Each of these dungeons isn't a "dungeon" in the Zelda sense. They are giant, mechanical puzzles. You control the beast's body through your Sheikah Slate. If you're stuck, look at the 3D map. Tilt the beast. Move its neck. The solution is almost always related to how the physical structure of the level moves.

Why 100% Completion is a Trap

Don't try to find all 900 Korok seeds. Just don't.

Unless you are a completionist with hundreds of hours to kill, it’s a recipe for burnout. You only need about 441 seeds to max out your inventory slots. Beyond that, the reward is literally a golden piece of poop. Nintendo is trolling you.

Instead, focus on the "Captured Memories" quest. This is where the actual story lives. Without these memories, Link is just a silent guy in blue clothes. With them, you understand why Zelda is crying, why the King was a jerk, and what actually happened a century ago.

Final Strategic Takeaways

A successful Zelda the Breath of the Wild walkthrough is about preparation, not just execution. If you're dying too much, stop fighting. Go gather ingredients. Cook five "Endura Carrots" together for a massive stamina boost.

Here is what you should do next to actually master the game:

  • Visit the Great Fairies: Your armor is useless at level one. You need materials like Bokoblin horns and herbs to upgrade them. The first one is right above Kakariko Village.
  • Hunt Guardians: Use the parry technique. You need "Ancient" parts to buy the Ancient Armor in the Akkala region (the far northeast). This armor makes the final boss a breeze.
  • Find the Hylian Shield: It’s hidden in the docks of Hyrule Castle. You can sneak in early, grab it, and leave. It’s the most durable shield in the game by a landslide.
  • Use Stasis+: Upgrade your Stasis rune at the Hateno Lab. It allows you to freeze enemies in time. This is the ultimate "get out of jail free" card during a tough fight.

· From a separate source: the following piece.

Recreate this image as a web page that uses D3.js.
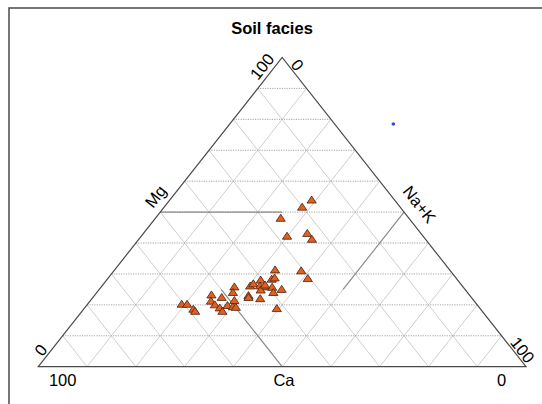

Stop worrying about the "right" way to save Hyrule. There isn't one. If you want to spend three hours building a flying machine out of two minecarts and a Magnesis loop, do it. The game won't stop you. That's the real walkthrough: learning that the only limits are the ones you put on yourself. Go find a high peak, paraglide into the sunset, and see what's over that next ridge. Hyrule is waiting.


Next Steps for Mastering Hyrule

  1. Prioritize the Akkala Ancient Tech Lab: Get there as soon as you have enough parts. The Ancient Arrows you can buy there are the only way to "one-shot" a Guardian if you hit them in the eye.
  2. Complete the "From the Ground Up" Quest: Go to Tarrey Town (in the Akkala region). It’s the best side quest in the game and eventually gives you a merchant who sells rare armor sets you might have missed.
  3. Master the "Perfect Dodge": Spend twenty minutes practicing your timing against a low-level red Bokoblin. Once the muscle memory kicks in, you'll be able to take down Lynels without taking a single hit of damage.